L'Autre
un film de Robert Mulligan (1972)

L'Autre

Quel film particulièrement atroce ! Quel dernier acte à vous glacer le sang ! Surtout si, en amateur éclairé de cinoche d’horreur, vous avez pris la saine habitude de vous méfier des enfants à la bouille angélique comme de la peste. Tout commençait pourtant sous d’innocentes auspices, Niles et son jumeau Holland écoulant leurs vacances d’Été à batifoler dans les vastes champs aux alentours de la maison du clan Perry. On est en 1935, la crise économique devrait incommoder leur foyer. Le quotidien de cette famille élargie, en pleine attente d’un heureux événement, semble au contraire nimbé d’une lumière feutrée, la caméra de Mulligan s’attardant sur des paysages aux couleurs idylliques qu’accentuent les éclairages du chef opérateur Robert Surtees. Bucoliques à outrance, les douces mélodies de Jerry Goldsmith ne déparent en rien avec l’impression paisible que dégagent ces premiers instants glanés parmi les escapades des jeunes garçons. Une impression paradisiaque même, voire un peu trop, ce tableau ensoleillé ne pouvant refouler indéfiniment une réalité qui le poursuit à grandes enjambées pour y jeter son ombre et faire retentir ses dissonances.

L'Autre (Robert Mulligan, 1972)La première des fausses notes nous parviendra de cette chambre où la mère de Niles et Holland s’est cloîtrée et s’enlise au fil des jours dans le deuil. Depuis le décès de son mari, victime de la chute d’une lourde trappe un jour qu’il s’affairait dans le cellier, Madame Perry préfère s’isoler dans la lecture que de supporter la compagnie de ses semblables. Son retranchement n’est qu’un signe précurseur de la série de malheurs qui prendra bientôt pour cible la famille et son entourage. À commencer par Russell, cousin un peu bêta des deux jumeaux qui s’empalera sur une fourche en jouant dans la grange, suivi de l’acariâtre madame Rowe, cette voisine de toujours que l’on découvrira un matin foudroyée par une crise cardiaque. Comme vous l’aurez deviné, la mauvaise chute dans les escaliers qui laissera Madame Perry paralysée à vie n’aidera en rien à égayer l’ambiance. De malencontreux accidents ? La loi des séries se dit-on. Mais à mesure qu’approche la naissance du bébé l’on ne peut que craindre le pire.

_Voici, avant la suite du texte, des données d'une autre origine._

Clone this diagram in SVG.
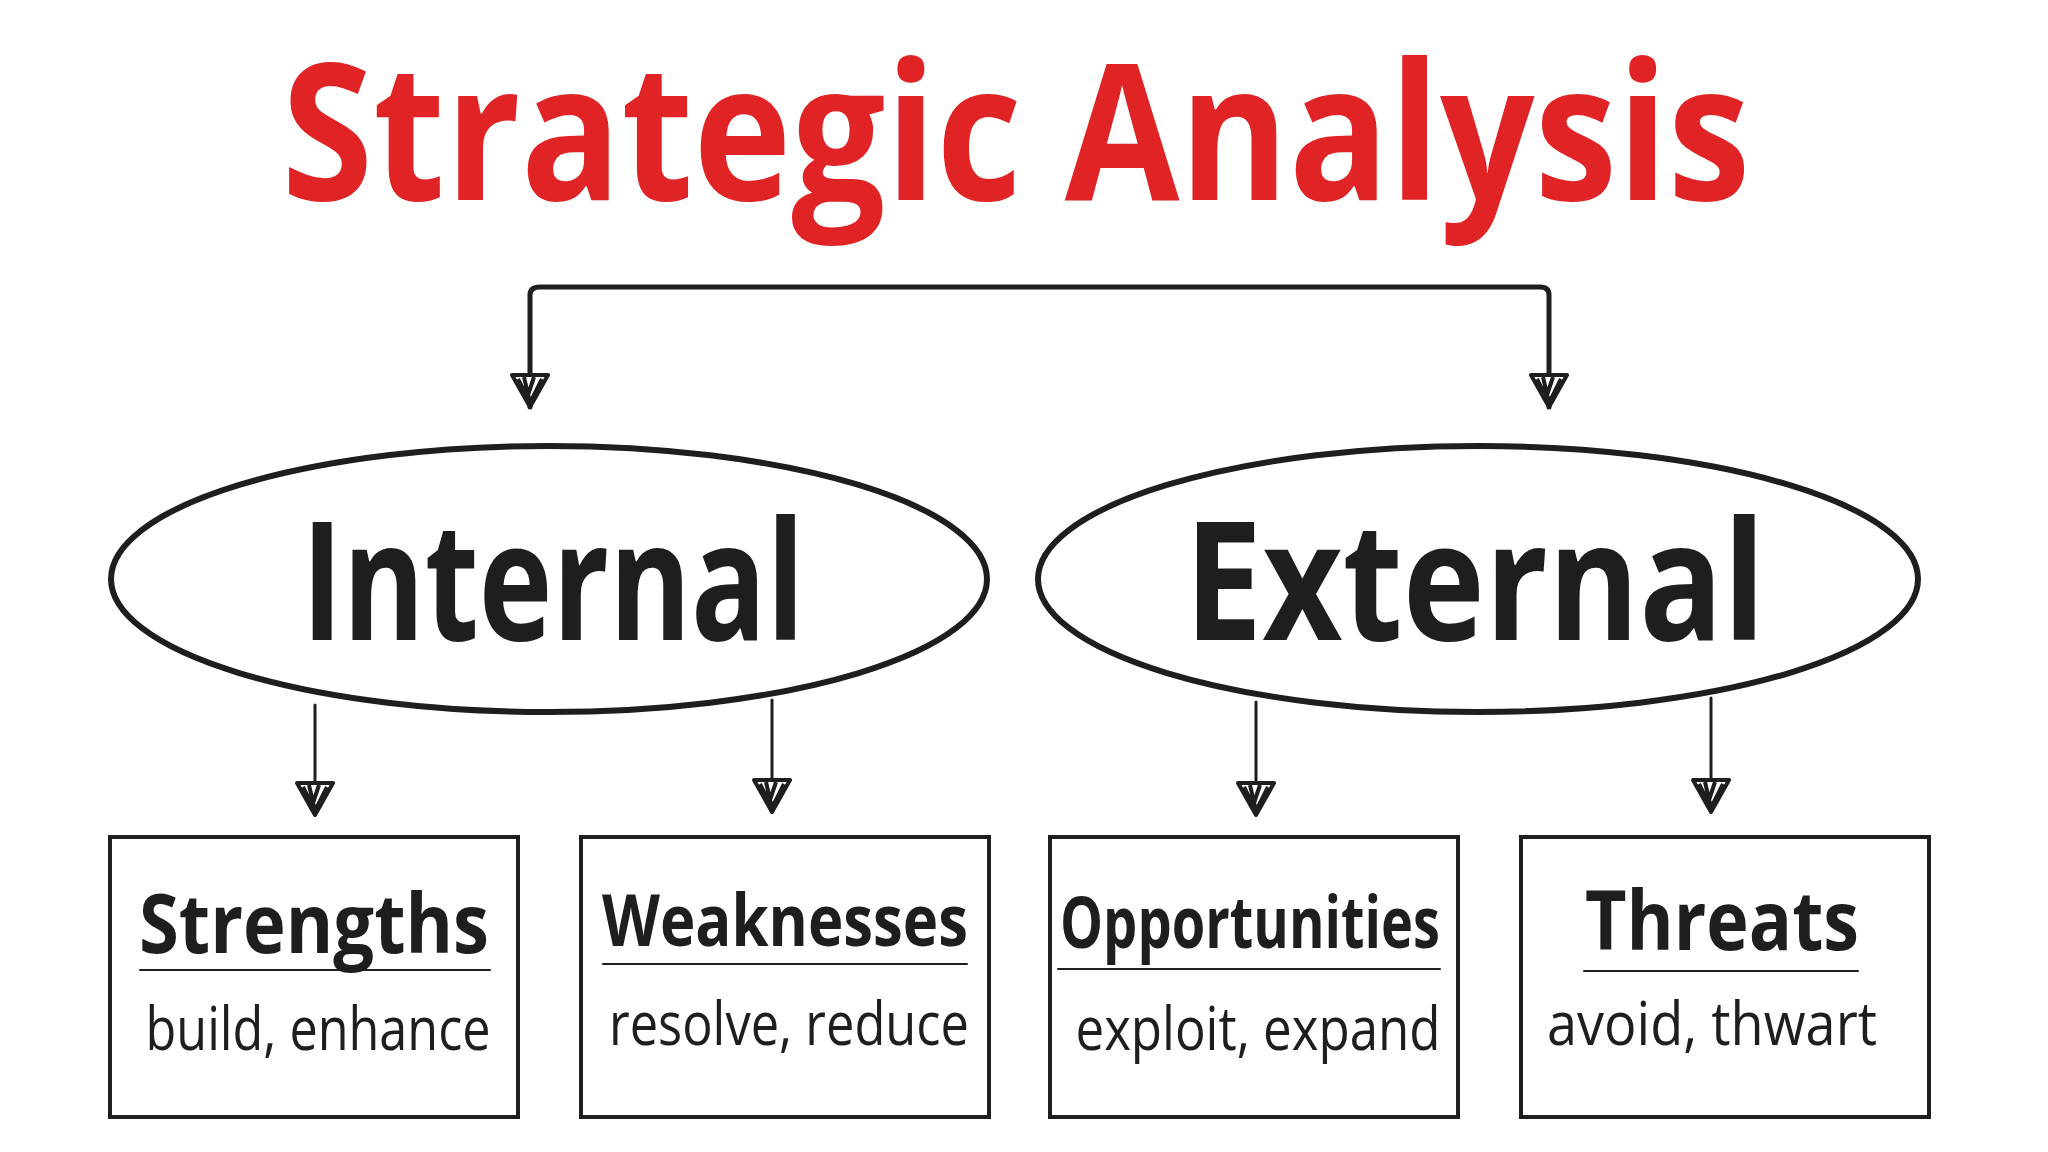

D’autant plus que chaque nouvelle victime semble, d’une manière ou d’une autre, avoir contrarié Holland, l’enfant colérique échappant au contrôle de son frère et rejetant les enseignements d’Ada, pieuse grand-mère qui veille avec bienveillance sur les deux garçons et leur éveil spirituel.

L'Autre (Robert Mulligan, 1972)Au fil du drame, la symphonie pastorale accomplissant sa lente mutation vers une terrifiante cacophonie, le mystère qui pèse sur la relation entre le passé traumatique de la famille et les incidents qu’en subissent aujourd’hui ses membres ne fera que s’intensifier. Même après avoir confronté spectateurs et personnages à la clef de son énigme, Robert Mulligan continuera d’adopter une ambiguïté plus proche des Innocents (Jack Clayton, 1961) ou de Cria Cuervos (Carlos Saura, 1976) que du fantastique tranché qui s’abattrait prochainement sur d’autres enfants dans L’Exorciste (William Friedkin, 1973) et La Malédiction (Richard Donner, 1976). En se situant entre le drame psychologique et le surnaturel, parant son gothique californien de saveurs européennes, le réalisateur explore une horreur diffuse, rare dans le cinéma d’épouvante américain, qui émane autant d’une réalité tangible que de l’imaginaire. Sous la surface limpide de l’image, Mulligan révèle ainsi la noirceur qui rongeait depuis le début cette histoire, la laissant s’écouler par les fissures qui lézardent l’esprit de ses protagonistes pour envahir l’ensemble du récit. Visages candides et paysages édéniques auront beau rester immuables, les impressions qui s’en dégagent ne retrouveront quant à elles jamais plus la béatitude des premiers instants ; de simples souvenirs désormais confinés à un paradis perdu où la vie n’avait encore prise sur des jeux auxquels on pouvait s’abandonner en tout innocence.